Defining Progressive Spring Rate
A progressive spring is one whose rate, or stiffness, increases as it is compressed. This means the force required to compress the spring by a single unit of distance becomes greater the further the spring is pushed toward its compressed height. Spring rate is measured in units such as pounds per inch (lb/in).
For a progressive spring, initial compression might require 150 lb/in, but after a few inches of travel, the rate may climb to 400 lb/in or more. This variable resistance contrasts sharply with a constant rate design, where the force required remains the same throughout the entire range of travel. Progressive springs thus provide a softer response for minor bumps and a much firmer resistance for significant suspension events.
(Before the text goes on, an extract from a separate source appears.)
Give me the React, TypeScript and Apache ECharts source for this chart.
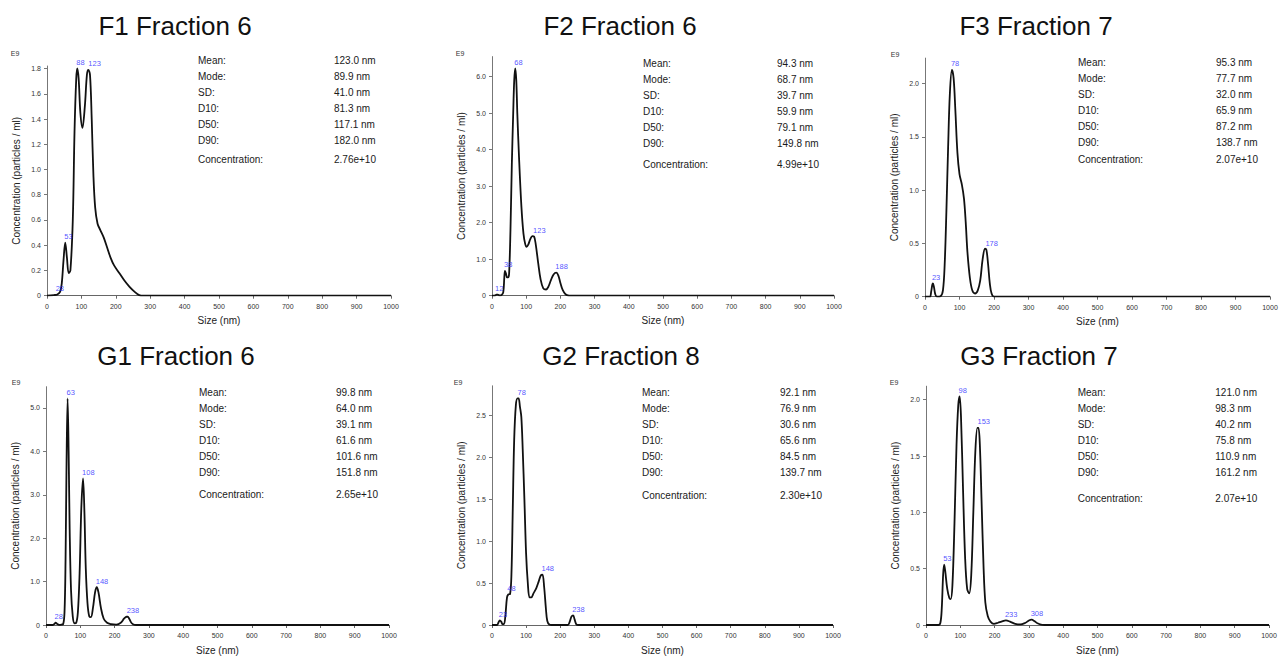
import React, { useEffect, useRef } from "react";
import * as echarts from "echarts";

// ---------- DATA ----------
const titles = ["F1 Fraction 6", "F2 Fraction 6", "F3 Fraction 7", "G1 Fraction 6", "G2 Fraction 8", "G3 Fraction 7"];
const statLabels = ["Mean:", "Mode:", "SD:", "D10:", "D50:", "D90:", "Concentration:"];

const f1Stats = ["123.0 nm", "89.9 nm", "41.0 nm", "81.3 nm", "117.1 nm", "182.0 nm", "2.76e+10"];
const f2Stats = ["94.3 nm", "68.7 nm", "39.7 nm", "59.9 nm", "79.1 nm", "149.8 nm", "4.99e+10"];
const f3Stats = ["95.3 nm", "77.7 nm", "32.0 nm", "65.9 nm", "87.2 nm", "138.7 nm", "2.07e+10"];
const g1Stats = ["99.8 nm", "64.0 nm", "39.1 nm", "61.6 nm", "101.6 nm", "151.8 nm", "2.65e+10"];
const g2Stats = ["92.1 nm", "76.9 nm", "30.6 nm", "65.6 nm", "84.5 nm", "139.7 nm", "2.30e+10"];
const g3Stats = ["121.0 nm", "98.3 nm", "40.2 nm", "75.8 nm", "110.9 nm", "161.2 nm", "2.07e+10"];

const f1YTicks = [0, 0.2, 0.4, 0.6, 0.8, 1.0, 1.2, 1.4, 1.6, 1.8];
const f2YTicks = [0, 1, 2, 3, 4, 5, 6];
const f3YTicks = [0, 0.5, 1.0, 1.5, 2.0];
const g1YTicks = [0, 1, 2, 3, 4, 5];
const g2YTicks = [0, 0.5, 1.0, 1.5, 2.0, 2.5];
const g3YTicks = [0, 0.5, 1.0, 1.5, 2.0];

// Size (nm) and concentration (E9 particles / ml)
const f1Size = [0, 20, 30, 38, 43, 48, 53, 58, 63, 68, 75, 80, 85, 88, 92, 97, 103, 110, 116, 120, 125, 130, 135, 140, 147, 155, 165, 175, 185, 195, 210, 225, 240, 255, 268, 280, 1000];
const f1Conc = [0, 0.005, 0.01, 0.03, 0.1, 0.28, 0.42, 0.3, 0.18, 0.2, 0.6, 1.3, 1.72, 1.8, 1.72, 1.45, 1.33, 1.5, 1.75, 1.79, 1.75, 1.4, 0.95, 0.7, 0.57, 0.52, 0.46, 0.38, 0.3, 0.24, 0.18, 0.12, 0.07, 0.03, 0.005, 0, 0];

const f2Size = [0, 10, 13, 17, 22, 28, 33, 36, 38, 41, 44, 47, 50, 54, 58, 62, 65, 68, 71, 74, 79, 86, 92, 97, 101, 106, 112, 118, 123, 128, 135, 142, 150, 158, 165, 172, 180, 188, 194, 200, 207, 215, 225, 235, 1000];
const f2Conc = [0, 0.01, 0.03, 0.03, 0.01, 0.02, 0.1, 0.5, 0.68, 0.6, 0.5, 0.5, 0.6, 1.8, 3.6, 5.0, 5.9, 6.23, 5.9, 5.0, 3.8, 2.44, 1.7, 1.42, 1.34, 1.4, 1.55, 1.63, 1.62, 1.4, 0.9, 0.45, 0.2, 0.17, 0.25, 0.42, 0.58, 0.63, 0.55, 0.35, 0.15, 0.04, 0.005, 0, 0];

const f3Size = [0, 14, 18, 21, 23, 26, 30, 35, 45, 52, 57, 62, 67, 72, 78, 83, 88, 94, 100, 107, 113, 118, 123, 130, 137, 145, 153, 160, 167, 174, 178, 183, 188, 193, 200, 1000];
const f3Conc = [0, 0, 0.05, 0.11, 0.125, 0.09, 0.02, 0, 0.005, 0.06, 0.3, 0.8, 1.4, 1.9, 2.13, 2.05, 1.75, 1.35, 1.15, 1.05, 0.92, 0.7, 0.42, 0.18, 0.06, 0.03, 0.06, 0.15, 0.35, 0.45, 0.44, 0.3, 0.12, 0.03, 0, 0];

const g1Size = [0, 20, 25, 28, 32, 38, 45, 50, 54, 57, 60, 63, 66, 69, 73, 78, 83, 88, 93, 98, 103, 108, 112, 116, 121, 126, 131, 137, 143, 148, 153, 160, 168, 178, 190, 205, 218, 228, 235, 238, 243, 250, 258, 270, 1000];
const g1Conc = [0, 0, 0.03, 0.055, 0.03, 0.005, 0.01, 0.02, 0.3, 1.5, 3.8, 5.22, 4.0, 2.2, 0.8, 0.2, 0.04, 0.05, 0.3, 1.2, 2.7, 3.38, 2.6, 1.3, 0.5, 0.2, 0.18, 0.4, 0.75, 0.87, 0.75, 0.4, 0.15, 0.05, 0.02, 0.01, 0.05, 0.15, 0.19, 0.19, 0.14, 0.04, 0.005, 0, 0];

const g2Size = [0, 15, 19, 23, 27, 31, 35, 39, 44, 48, 53, 57, 61, 65, 70, 75, 78, 82, 86, 90, 95, 100, 105, 110, 115, 122, 130, 137, 143, 148, 153, 158, 162, 168, 175, 222, 228, 233, 238, 242, 247, 253, 1000];
const g2Conc = [0, 0, 0.03, 0.055, 0.04, 0.01, 0.01, 0.1, 0.33, 0.365, 0.37, 0.6, 1.4, 2.2, 2.62, 2.7, 2.7, 2.6, 2.48, 2.1, 1.5, 0.85, 0.5, 0.33, 0.33, 0.38, 0.44, 0.52, 0.59, 0.6, 0.45, 0.2, 0.05, 0.005, 0, 0, 0.04, 0.1, 0.115, 0.07, 0.01, 0, 0];

const g3Size = [0, 36, 42, 46, 50, 53, 56, 62, 68, 72, 77, 83, 89, 94, 98, 102, 108, 114, 120, 126, 132, 138, 144, 150, 153, 157, 162, 168, 173, 180, 188, 198, 210, 220, 233, 245, 260, 275, 290, 300, 308, 316, 325, 335, 345, 1000];
const g3Conc = [0, 0, 0.02, 0.15, 0.45, 0.535, 0.48, 0.32, 0.24, 0.23, 0.35, 0.9, 1.6, 1.95, 2.03, 1.85, 1.2, 0.6, 0.32, 0.28, 0.45, 1.0, 1.55, 1.75, 1.75, 1.6, 1.1, 0.5, 0.2, 0.08, 0.03, 0.01, 0.02, 0.03, 0.041, 0.03, 0.01, 0.005, 0.02, 0.04, 0.047, 0.035, 0.015, 0.003, 0, 0];

// Labelled peaks
const f1PeakSize = [28, 53, 88, 123];
const f1PeakConc = [0.01, 0.42, 1.8, 1.79];
const f2PeakSize = [12, 38, 68, 123, 188];
const f2PeakConc = [0.03, 0.68, 6.23, 1.62, 0.63];
const f3PeakSize = [23, 78, 178];
const f3PeakConc = [0.125, 2.13, 0.44];
const g1PeakSize = [28, 63, 108, 148, 238];
const g1PeakConc = [0.055, 5.22, 3.38, 0.87, 0.19];
const g2PeakSize = [23, 48, 78, 148, 238];
const g2PeakConc = [0.055, 0.365, 2.7, 0.6, 0.115];
const g3PeakSize = [53, 98, 153, 233, 308];
const g3PeakConc = [0.535, 2.03, 1.75, 0.041, 0.047];

// ---------- LAYOUT ----------
const layouts = [
  { left: 47, width: 344, top: 66, height: 229.7, yMax: 1.82, titleX: 175, titleY: 26, e9X: 15, e9Y: 53, lx: 198, vx: 334, rows: [60, 76, 92, 108, 124, 140, 159.3] },
  { left: 492, width: 342, top: 56.6, height: 239.1, yMax: 6.55, titleX: 620, titleY: 26, e9X: 460, e9Y: 53.3, lx: 643, vx: 777, rows: [63.3, 79.3, 95, 111, 127, 143, 164] },
  { left: 925, width: 345, top: 58.1, height: 238.6, yMax: 2.24, titleX: 1036, titleY: 26, e9X: 895, e9Y: 54, lx: 1078, vx: 1216, rows: [62.7, 78, 94, 110, 126, 142, 159.3] },
  { left: 46, width: 343, top: 386.7, height: 239, yMax: 5.49, titleX: 176, titleY: 356, e9X: 16, e9Y: 382.7, lx: 199, vx: 336, rows: [392.7, 408.7, 424.7, 440.7, 456.7, 472, 494.7] },
  { left: 492, width: 341, top: 385.8, height: 239.9, yMax: 2.85, titleX: 621, titleY: 356, e9X: 458, e9Y: 382, lx: 642, vx: 780, rows: [392.7, 408.7, 424.7, 440.7, 456.7, 472.7, 495.3] },
  { left: 926, width: 343, top: 386.2, height: 239.1, yMax: 2.12, titleX: 1039, titleY: 356, e9X: 894, e9Y: 382, lx: 1077.7, vx: 1215.3, rows: [392.7, 408.7, 424.7, 440.7, 456.7, 472.7, 498] },
];

const panels = [
  { size: f1Size, conc: f1Conc, pS: f1PeakSize, pC: f1PeakConc, ticks: f1YTicks, stats: f1Stats },
  { size: f2Size, conc: f2Conc, pS: f2PeakSize, pC: f2PeakConc, ticks: f2YTicks, stats: f2Stats },
  { size: f3Size, conc: f3Conc, pS: f3PeakSize, pC: f3PeakConc, ticks: f3YTicks, stats: f3Stats },
  { size: g1Size, conc: g1Conc, pS: g1PeakSize, pC: g1PeakConc, ticks: g1YTicks, stats: g1Stats },
  { size: g2Size, conc: g2Conc, pS: g2PeakSize, pC: g2PeakConc, ticks: g2YTicks, stats: g2Stats },
  { size: g3Size, conc: g3Conc, pS: g3PeakSize, pC: g3PeakConc, ticks: g3YTicks, stats: g3Stats },
];

const FONT = "Liberation Sans, Arial, sans-serif";

export default function App() {
  const ref = useRef<HTMLDivElement>(null);
  useEffect(() => {
    if (!ref.current) return;
    const chart = echarts.init(ref.current, null, { renderer: "svg" });
    const grid: any[] = [];
    const xAxis: any[] = [];
    const yAxis: any[] = [];
    const series: any[] = [];
    const graphic: any[] = [];
    panels.forEach((p, i) => {
      const L = layouts[i];
      grid.push({ left: L.left, top: L.top, width: L.width, height: L.height, containLabel: false });
      xAxis.push({
        type: "value", gridIndex: i, min: 0, max: 1000, interval: 100,
        name: "Size (nm)", nameLocation: "middle", nameGap: 20,
        nameTextStyle: { fontFamily: FONT, fontSize: 10, color: "#222" },
        axisLine: { show: true, lineStyle: { color: "#666", width: 1 } },
        axisTick: { show: true, length: 3, lineStyle: { color: "#666" } },
        axisLabel: {
          show: true, fontFamily: FONT, fontSize: 7, color: "#333", margin: 7,
          showMaxLabel: true, showMinLabel: true, hideOverlap: false,
          formatter: (v: number) => String(v),
        },
        splitLine: { show: false },
      });
      yAxis.push({
        type: "value", gridIndex: i, min: 0, max: L.yMax,
        name: "Concentration (particles / ml)", nameLocation: "middle", nameGap: 26,
        nameTextStyle: { fontFamily: FONT, fontSize: 10, color: "#222" },
        axisLine: { show: true, lineStyle: { color: "#777", width: 1 } },
        axisTick: { show: true, length: 3, lineStyle: { color: "#777" }, customValues: p.ticks },
        axisLabel: {
          show: true, fontFamily: FONT, fontSize: 7, color: "#333", margin: 6,
          customValues: p.ticks,
          formatter: (v: number) => (v === 0 ? "0" : v.toFixed(1)),
        },
        splitLine: { show: false },
      });
      series.push({
        type: "line", xAxisIndex: i, yAxisIndex: i, smooth: 0.35, showSymbol: false, symbol: "none",
        lineStyle: { color: "#111", width: 1.8 }, silent: true, z: 2,
        data: p.size.map((s, k) => [s, p.conc[k]]),
      });
      series.push({
        type: "scatter", xAxisIndex: i, yAxisIndex: i, symbolSize: 2, silent: true, z: 3,
        itemStyle: { color: "rgba(0,0,0,0)" },
        label: {
          show: true, position: [0, -9], fontFamily: FONT, fontSize: 7.5, color: "#1f1fff",
          formatter: (d: any) => String(d.value[0]),
        },
        labelLayout: { hideOverlap: false },
        data: p.pS.map((s, k) => [s, p.pC[k]]),
      });
      graphic.push({
        type: "text", x: L.titleX, y: L.titleY,
        style: { text: titles[i], fontFamily: FONT, fontSize: 26, fill: "#111", textAlign: "center", textVerticalAlign: "middle" },
      });
      graphic.push({
        type: "text", x: L.e9X, y: L.e9Y,
        style: { text: "E9", fontFamily: FONT, fontSize: 7, fill: "#333", textAlign: "center", textVerticalAlign: "middle" },
      });
      statLabels.forEach((lab, r) => {
        graphic.push({
          type: "text", x: L.lx, y: L.rows[r],
          style: { text: lab, fontFamily: FONT, fontSize: 10, fill: "#1a1a1a", textAlign: "left", textVerticalAlign: "middle" },
        });
        graphic.push({
          type: "text", x: L.vx, y: L.rows[r],
          style: { text: p.stats[r], fontFamily: FONT, fontSize: 10, fill: "#1a1a1a", textAlign: "left", textVerticalAlign: "middle" },
        });
      });
    });
    chart.setOption({
      animation: false,
      backgroundColor: "#ffffff",
      grid, xAxis, yAxis, series, graphic,
    });
    return () => chart.dispose();
  }, []);
  return <div ref={ref} style={{ position: "fixed", left: 0, top: 0, width: 1284, height: 656, background: "#fff" }} />;
}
The Mechanics of Changing Spring Rates
Coil Spacing
The variable stiffness characteristic of a progressive spring is achieved by altering the spacing between the coils. Springs with an increasing rate often have a visible difference in coil pitch: one section has coils spaced closely together, and the remaining coils are spaced further apart. When the spring is initially compressed, the closely wound coils are the first to touch, or “bind.” This binding effectively removes them from the active length of the spring. Decreasing the total number of active coils results in a stiffer spring rate for the remaining coils.
Wire Diameter and Shape
Another method to create a progressive rate is by varying the wire diameter along the length of the spring, or by designing the spring with a conical shape. The spring rate is exponentially affected by the wire diameter, meaning a small increase in thickness leads to a significant increase in stiffness. A thinner wire section compresses easily for the initial travel, providing a soft initial rate. As the suspension compresses further, the load transfers to sections made of thicker wire, which dramatically increases the force required for continued deflection.
Linear Versus Progressive Performance
The functional result of the progressive design is a balance between ride comfort and handling capability. Progressive springs provide superior initial ride quality because their softer starting rate easily absorbs small impacts and road irregularities. This results in a smoother, more comfortable experience for the driver and passengers during normal, low-speed driving. The increasing stiffness means that when the vehicle encounters a large bump or enters a high-speed corner, the spring’s rate increases significantly, offering firm support to control body roll and prevent the suspension from bottoming out.
A linear spring provides consistent, predictable resistance throughout its compression, which is highly valued in pure motorsports for its predictability. However, a linear spring stiff enough for aggressive cornering would feel harsh during daily driving. Conversely, a linear spring soft enough for comfort would offer poor control during dynamic maneuvers. Progressive springs overcome this dilemma by offering the soft rate of a comfort spring at the beginning of travel and the firm rate of a performance spring at the end. This makes them an ideal compromise for vehicles that must perform well in a wide variety of driving conditions.
Common Vehicle Applications
Progressive springs are widely used in applications where a balance between comfort and load management is necessary. Most modern passenger vehicles incorporate this design to satisfy the dual demands of comfortable daily commuting and safe handling. Performance street cars benefit significantly, as the initial soft rate allows for a pleasant ride while the secondary, much stiffer rate provides the body control needed for aggressive cornering and high-speed stability.
Trucks and sport utility vehicles (SUVs) used for towing or hauling heavy cargo also rely on progressive springs. The softer initial rate keeps the ride smooth when the vehicle is empty, while the increasing stiffness prevents excessive sagging when a trailer is hitched or the cargo area is fully loaded. Motorcycles also utilize progressive springs in their front forks and rear shock absorbers to manage forces involved in braking and accelerating while providing a comfortable ride over varying terrain.